• Marjolein Vanoppen

SOCORRO at the bOing! Festival

At the last bOing! Festival (27-28th August), the SOCORRO project team presented a selection of the communication outputs. The bOing! Festival is a family friendly event that happens yearly on the grounds of the University of Kent campus (Canterbury, UK) during the August bank holiday, and brings cultural and science activities together to engage the local population.

During the bOing! Festival, the team at Kent set up two activities to engage the general public and different ages, one that was more suitable for small people (aged 7+) and another for young people and adults (13+).

The first activity (7+) consisted of a corrosion experiment that we had already developed in collaboration with SOCORRO partners from KULeuven for another public engagement activities at the Science Museum (see previous blog here). We put the public engagement skills learned at the Science Museum to good use again, along with displaying two dioramas and corroded plates with the SOCORRO project logo stencilled on (with special thanks to Cyril Nicard for making these fabulously corroded plates).

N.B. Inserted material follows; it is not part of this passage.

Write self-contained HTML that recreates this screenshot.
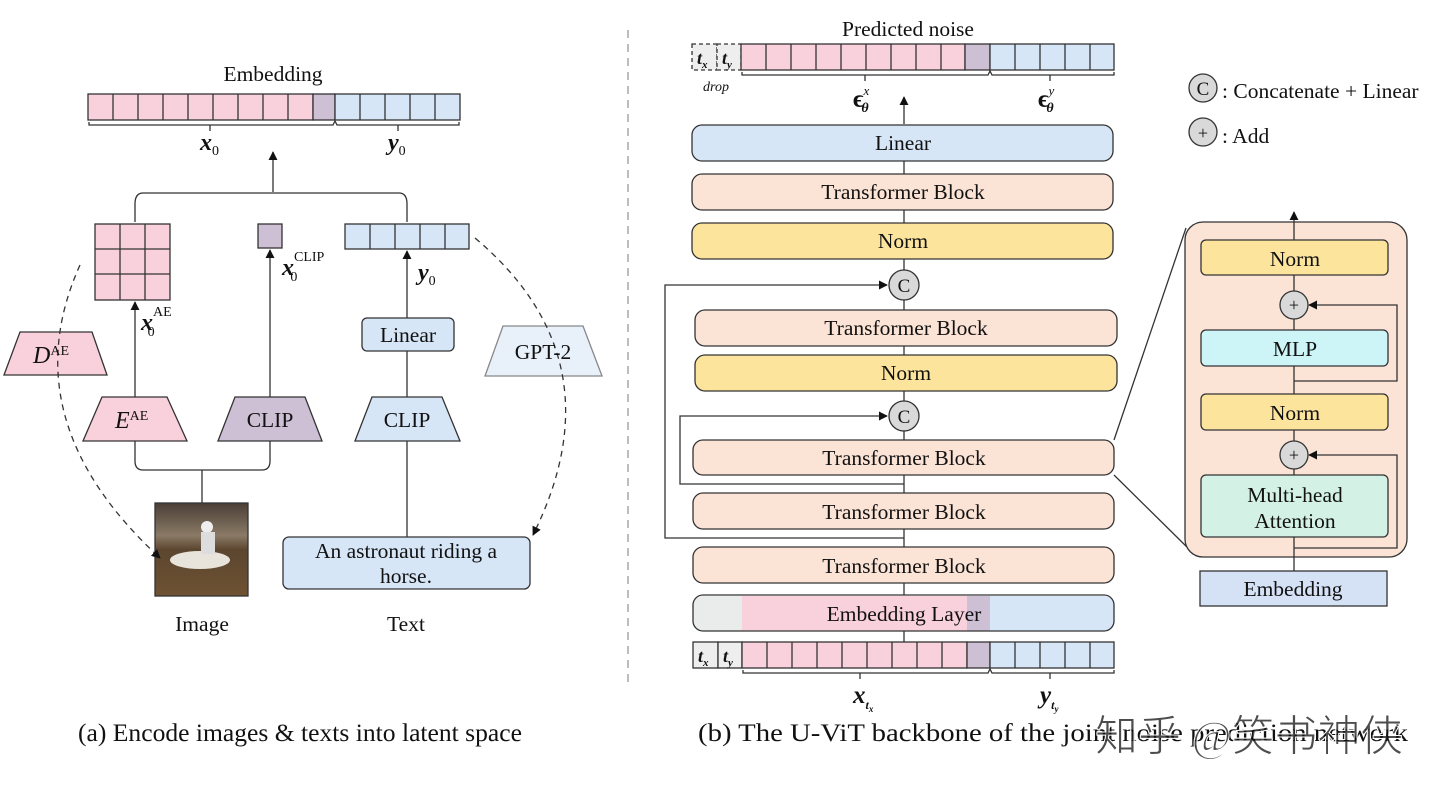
<!DOCTYPE html>
<html><head><meta charset="utf-8"><style>
html,body{margin:0;padding:0;background:#fff;width:1440px;height:788px;overflow:hidden}
svg{display:block}
text{font-family:"Liberation Serif",serif;fill:#111}
</style></head><body>
<svg width="1440" height="788" viewBox="0 0 1440 788" xmlns="http://www.w3.org/2000/svg">
<defs>
<marker id="a" viewBox="0 0 10 10" refX="9" refY="5" markerWidth="7" markerHeight="7" orient="auto"><path d="M0,0L10,5L0,10z" fill="#111"/></marker>
<linearGradient id="img" x1="0" y1="0" x2="0" y2="1"><stop offset="0" stop-color="#4a3e36"/><stop offset="0.35" stop-color="#8a7a66"/><stop offset="0.5" stop-color="#5c4630"/><stop offset="1" stop-color="#6e5232"/></linearGradient>
</defs>
<g stroke="#333" stroke-width="1.3">
<rect x="88" y="94" width="225" height="26" fill="#f9d1dc"/>
<rect x="313" y="94" width="22" height="26" fill="#cdbfd4"/>
<rect x="335" y="94" width="125" height="26" fill="#d7e6f7"/>
<path d="M113 94v26M138 94v26M163 94v26M188 94v26M213 94v26M238 94v26M263 94v26M288 94v26M360 94v26M385 94v26M410 94v26M435 94v26"/>
<path d="M89 122v3h244l2 -4 2 4h122v-3M210 125v6M398 125v6" fill="none"/>
<path d="M273 192V152" marker-end="url(#a)"/>
<path d="M135 222v-18q0-11 8-11h256q8 0 8 11v18" fill="none"/>
<rect x="95" y="224" width="75" height="76" fill="#f9d1dc"/>
<path d="M120 224v76M145 224v76M95 249h75M95 274h75"/>
<rect x="258" y="224" width="24" height="24" fill="#cdbfd4"/>
<rect x="345" y="224" width="124" height="25" fill="#d7e6f7"/>
<path d="M370 224v25M395 224v25M420 224v25M445 224v25"/>
<path d="M135 397V302" marker-end="url(#a)"/>
<path d="M270 397V250" marker-end="url(#a)"/>
<path d="M407 318V251" marker-end="url(#a)"/>
<path d="M407 351v46M407 441v96"/>
<rect x="362" y="318" width="92" height="33" rx="5" fill="#d7e6f7"/>
<path d="M102 397h65l20 44H83z" fill="#f9d1dc"/>
<path d="M235 397h70l17 44H218z" fill="#cdbfd4"/>
<path d="M372 397h70l18 44H355z" fill="#d7e6f7"/>
<path d="M20 332h72l15 43H4z" fill="#f9d1dc"/>
<path d="M503 326h80l19 50H485z" fill="#e8f0fa" stroke="#888"/>
<path d="M135 441v20q0 9 8 9h119q8 0 8-9v-20M202 470v33" fill="none"/>
<rect x="155" y="503" width="93" height="93" fill="url(#img)"/>
<rect x="283" y="537" width="247" height="52" rx="6" fill="#d7e6f7"/>
<path d="M80 265Q10 420 160 558" fill="none" stroke-dasharray="6,5" marker-end="url(#a)"/>
<path d="M475 238Q620 360 533 535" fill="none" stroke-dasharray="6,5" marker-end="url(#a)"/>
<path d="M628 30V685" stroke="#999" stroke-dasharray="8,6"/>
<rect x="692" y="44" width="25" height="26" fill="#eee" stroke-dasharray="4,3"/>
<rect x="717" y="44" width="24" height="26" fill="#eee" stroke-dasharray="4,3"/>
<rect x="741" y="44" width="224" height="26" fill="#f9d1dc"/>
<rect x="965" y="44" width="25" height="26" fill="#cdbfd4"/>
<rect x="990" y="44" width="124" height="26" fill="#d7e6f7"/>
<path d="M766 44v26M791 44v26M816 44v26M841 44v26M866 44v26M891 44v26M916 44v26M941 44v26M1015 44v26M1040 44v26M1065 44v26M1090 44v26"/>
<path d="M742 72v3h246l2-4 2 4h122v-3M865 75v6M1050 75v6" fill="none"/>
<path d="M904 124V97" marker-end="url(#a)"/>
<path d="M904 161v13M904 210v13M904 259v11M904 300v10M904 346v9M904 391v10M904 431v9M904 475v18M904 529v18M904 583v12M904 631v11"/>
<path d="M904 538H665V285h222" fill="none" marker-end="url(#a)"/>
<path d="M904 484H680V416h207" fill="none" marker-end="url(#a)"/>
<rect x="692" y="125" width="421" height="36" rx="10" fill="#d7e6f7"/>
<rect x="692" y="174" width="421" height="36" rx="10" fill="#fbe3d6"/>
<rect x="692" y="223" width="421" height="36" rx="10" fill="#fce49c"/>
<circle cx="904" cy="285" r="15" fill="#d9d9d9"/>
<rect x="695" y="310" width="422" height="36" rx="10" fill="#fbe3d6"/>
<rect x="695" y="355" width="422" height="36" rx="10" fill="#fce49c"/>
<circle cx="904" cy="416" r="15" fill="#d9d9d9"/>
<rect x="693" y="440" width="421" height="35" rx="10" fill="#fbe3d6"/>
<rect x="693" y="493" width="421" height="36" rx="10" fill="#fbe3d6"/>
<rect x="693" y="547" width="421" height="36" rx="10" fill="#fbe3d6"/>
<rect x="742" y="596" width="225" height="35" fill="#f9d1dc" stroke="none"/>
<rect x="967" y="596" width="23" height="35" fill="#cdbfd4" stroke="none"/>
<path d="M990 596h114a10 10 0 0 1 10 10v15a10 10 0 0 1-10 10H990z" fill="#d7e6f7" stroke="none"/>
<path d="M742 596h-39a10 10 0 0 0-10 10v15a10 10 0 0 0 10 10h39z" fill="#e9ecea" stroke="none"/>
<rect x="693" y="595" width="421" height="36" rx="10" fill="none"/>
<rect x="693" y="642" width="25" height="26" fill="#eee"/>
<rect x="718" y="642" width="24" height="26" fill="#eee"/>
<rect x="742" y="642" width="225" height="26" fill="#f9d1dc"/>
<rect x="967" y="642" width="23" height="26" fill="#cdbfd4"/>
<rect x="990" y="642" width="124" height="26" fill="#d7e6f7"/>
<path d="M767 642v26M792 642v26M817 642v26M842 642v26M867 642v26M892 642v26M917 642v26M942 642v26M1015 642v26M1040 642v26M1065 642v26M1090 642v26"/>
<path d="M743 670v3h245l2-4 2 4h122v-3M860 673v6M1050 673v6" fill="none"/>
<circle cx="1203" cy="88" r="14" fill="#d9d9d9"/>
<circle cx="1203" cy="132" r="14" fill="#d9d9d9"/>
<path d="M1114 440L1186 228M1114 475L1190 550" fill="none"/>
<rect x="1185" y="222" width="222" height="335" rx="18" fill="#fbe3d6"/>
<path d="M1294 571V212" marker-end="url(#a)"/>
<path d="M1294 548h103V455h-88" fill="none" marker-end="url(#a)"/>
<path d="M1294 381h103V305h-88" fill="none" marker-end="url(#a)"/>
<rect x="1201" y="240" width="187" height="35" rx="5" fill="#fce49c"/>
<circle cx="1294" cy="305" r="14" fill="#d9d9d9"/>
<rect x="1201" y="330" width="187" height="36" rx="5" fill="#cdf4f6"/>
<rect x="1201" y="394" width="187" height="36" rx="5" fill="#fce49c"/>
<circle cx="1294" cy="455" r="14" fill="#d9d9d9"/>
<rect x="1201" y="475" width="187" height="62" rx="5" fill="#d3f2e5"/>
<rect x="1200" y="571" width="187" height="35" fill="#d5e1f5"/>
</g>
<ellipse cx="200" cy="560" rx="30" ry="9" fill="#e8e4dc"/>
<circle cx="207" cy="527" r="6" fill="#eee"/>
<rect x="201" y="532" width="14" height="22" fill="#ddd"/>
<g font-size="21.5">
<text x="273" y="81" text-anchor="middle">Embedding</text>
<text x="200" y="150" font-weight="bold" font-style="italic" font-size="24">x<tspan font-size="14" font-style="normal" font-weight="normal" dy="5">0</tspan></text>
<text x="388" y="150" font-weight="bold" font-style="italic" font-size="24">y<tspan font-size="14" font-style="normal" font-weight="normal" dy="5">0</tspan></text>
<text x="141" y="330" font-weight="bold" font-style="italic" font-size="24">x<tspan font-size="14" font-style="normal" font-weight="normal" dy="-14">AE</tspan><tspan font-size="14" font-style="normal" font-weight="normal" dx="-24" dy="20">0</tspan></text>
<text x="282" y="275" font-weight="bold" font-style="italic" font-size="24">x<tspan font-size="14" font-style="normal" font-weight="normal" dy="-14">CLIP</tspan><tspan font-size="14" font-style="normal" font-weight="normal" dx="-34" dy="20">0</tspan></text>
<text x="418" y="280" font-weight="bold" font-style="italic" font-size="24">y<tspan font-size="14" font-style="normal" font-weight="normal" dy="5">0</tspan></text>
<text x="408" y="342" text-anchor="middle">Linear</text>
<text x="33" y="363" font-style="italic" font-size="24">D<tspan font-size="14" font-style="normal" dy="-8">AE</tspan></text>
<text x="543" y="359" text-anchor="middle">GPT-2</text>
<text x="115" y="428" font-style="italic" font-size="24">E<tspan font-size="14" font-style="normal" dy="-8">AE</tspan></text>
<text x="270" y="427" text-anchor="middle">CLIP</text>
<text x="407" y="427" text-anchor="middle">CLIP</text>
<text x="406" y="558" text-anchor="middle">An astronaut riding a</text>
<text x="406" y="583" text-anchor="middle">horse.</text>
<text x="202" y="631" text-anchor="middle">Image</text>
<text x="406" y="631" text-anchor="middle">Text</text>
<text x="78" y="741" font-size="25" textLength="444" lengthAdjust="spacingAndGlyphs">(a) Encode images &amp; texts into latent space</text>
<text x="908" y="36" text-anchor="middle">Predicted noise</text>
<text x="697" y="64" font-style="italic" font-weight="bold" font-size="18">t<tspan font-size="11" dy="4">x</tspan></text>
<text x="722" y="64" font-style="italic" font-weight="bold" font-size="18">t<tspan font-size="11" dy="4">y</tspan></text>
<text x="716" y="91" text-anchor="middle" font-style="italic" font-size="14">drop</text>
<text x="853" y="107" font-weight="bold" font-size="25">ϵ<tspan font-size="13" font-style="italic" font-weight="normal" dy="-12">x</tspan><tspan font-size="14" font-style="italic" dx="-8" dy="17">θ</tspan></text>
<text x="1038" y="107" font-weight="bold" font-size="25">ϵ<tspan font-size="13" font-style="italic" font-weight="normal" dy="-12">y</tspan><tspan font-size="14" font-style="italic" dx="-8" dy="17">θ</tspan></text>
<text x="903" y="150" text-anchor="middle">Linear</text>
<text x="903" y="199" text-anchor="middle">Transformer Block</text>
<text x="903" y="248" text-anchor="middle">Norm</text>
<text x="904" y="292" text-anchor="middle" font-size="19">C</text>
<text x="906" y="335" text-anchor="middle">Transformer Block</text>
<text x="906" y="380" text-anchor="middle">Norm</text>
<text x="904" y="423" text-anchor="middle" font-size="19">C</text>
<text x="904" y="465" text-anchor="middle">Transformer Block</text>
<text x="904" y="519" text-anchor="middle">Transformer Block</text>
<text x="904" y="573" text-anchor="middle">Transformer Block</text>
<text x="904" y="621" text-anchor="middle">Embedding Layer</text>
<text x="698" y="662" font-style="italic" font-weight="bold" font-size="18">t<tspan font-size="11" dy="4">x</tspan></text>
<text x="723" y="662" font-style="italic" font-weight="bold" font-size="18">t<tspan font-size="11" dy="4">y</tspan></text>
<text x="853" y="703" font-weight="bold" font-style="italic" font-size="25">x<tspan font-size="12" dy="6">t<tspan font-size="9" dy="3">x</tspan></tspan></text>
<text x="1040" y="703" font-weight="bold" font-style="italic" font-size="25">y<tspan font-size="12" dy="6">t<tspan font-size="9" dy="3">y</tspan></tspan></text>
<text x="1203" y="95" text-anchor="middle" font-size="19">C</text>
<text x="1203" y="139" text-anchor="middle" font-size="18">+</text>
<text x="1222" y="98">: Concatenate + Linear</text>
<text x="1222" y="143">: Add</text>
<text x="1295" y="266" text-anchor="middle">Norm</text>
<text x="1294" y="311" text-anchor="middle" font-size="18">+</text>
<text x="1295" y="356" text-anchor="middle">MLP</text>
<text x="1295" y="420" text-anchor="middle">Norm</text>
<text x="1294" y="461" text-anchor="middle" font-size="18">+</text>
<text x="1295" y="502" text-anchor="middle">Multi-head</text>
<text x="1295" y="528" text-anchor="middle">Attention</text>
<text x="1293" y="596" text-anchor="middle">Embedding</text>
<text x="698" y="741" font-size="25" textLength="710" lengthAdjust="spacingAndGlyphs">(b) The U-ViT backbone of the joint noise prediction network</text>
</g>
<text x="1095" y="751" font-family="'Noto Sans CJK SC',sans-serif" font-size="43" fill="#d4d4d4" fill-opacity="0.75" stroke="#fff" stroke-width="1">知乎 @笑书神侠</text>
</svg>
</body></html>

The second activity consisted of a 5-minute VR experience that we have developed as part of SOCORRO to communicate the science behind corrosion, where the person first gets immersed in a microscopic landscape and later in an underwater world. We set up the SOCORRO VR experience in two separate rooms, one where we only had the VR headset and another room where we had the VR headset along with smells of seaweed and corroded steel, and some haptic and sensorial elements such as shells and stones. The idea behind this two-room setup was that through a short exit questionnaire we could ask the public about their experience and find out if having smells within the room enhanced the immersive VR experience. We used different approaches when adding the smells into the experience: fans, jars and infused cotton, and as a human-computer-interaction experiment "in the wild" we were surprised about the level of engagement of the public with the questionnaire.

The most surprising thing for the team was that large groups of family members (sometimes up to 8 people) would sometimes enter the rooms at the same time, and some members would wait for their turn while their relatives were experiencing the VR, observing them move and how smell was added to their experience. Those waiting their turn could see their family members moving and turning, and even making funny faces or turning away from particular smells when these were brought close to their noses.

Our aim when we set up to develop the 5-minute SOCORRO VR experience was to find engaging and immersive ways to communicate the science and causes behind corrosion and the key environmental and economic issues associated with it. We felt it was important to bring memorable things into the experience, as for instance the addition of a large pink star fish, to help audiences digest with humour and awe the catastrophic consequences of unmonitored steel infrastructure.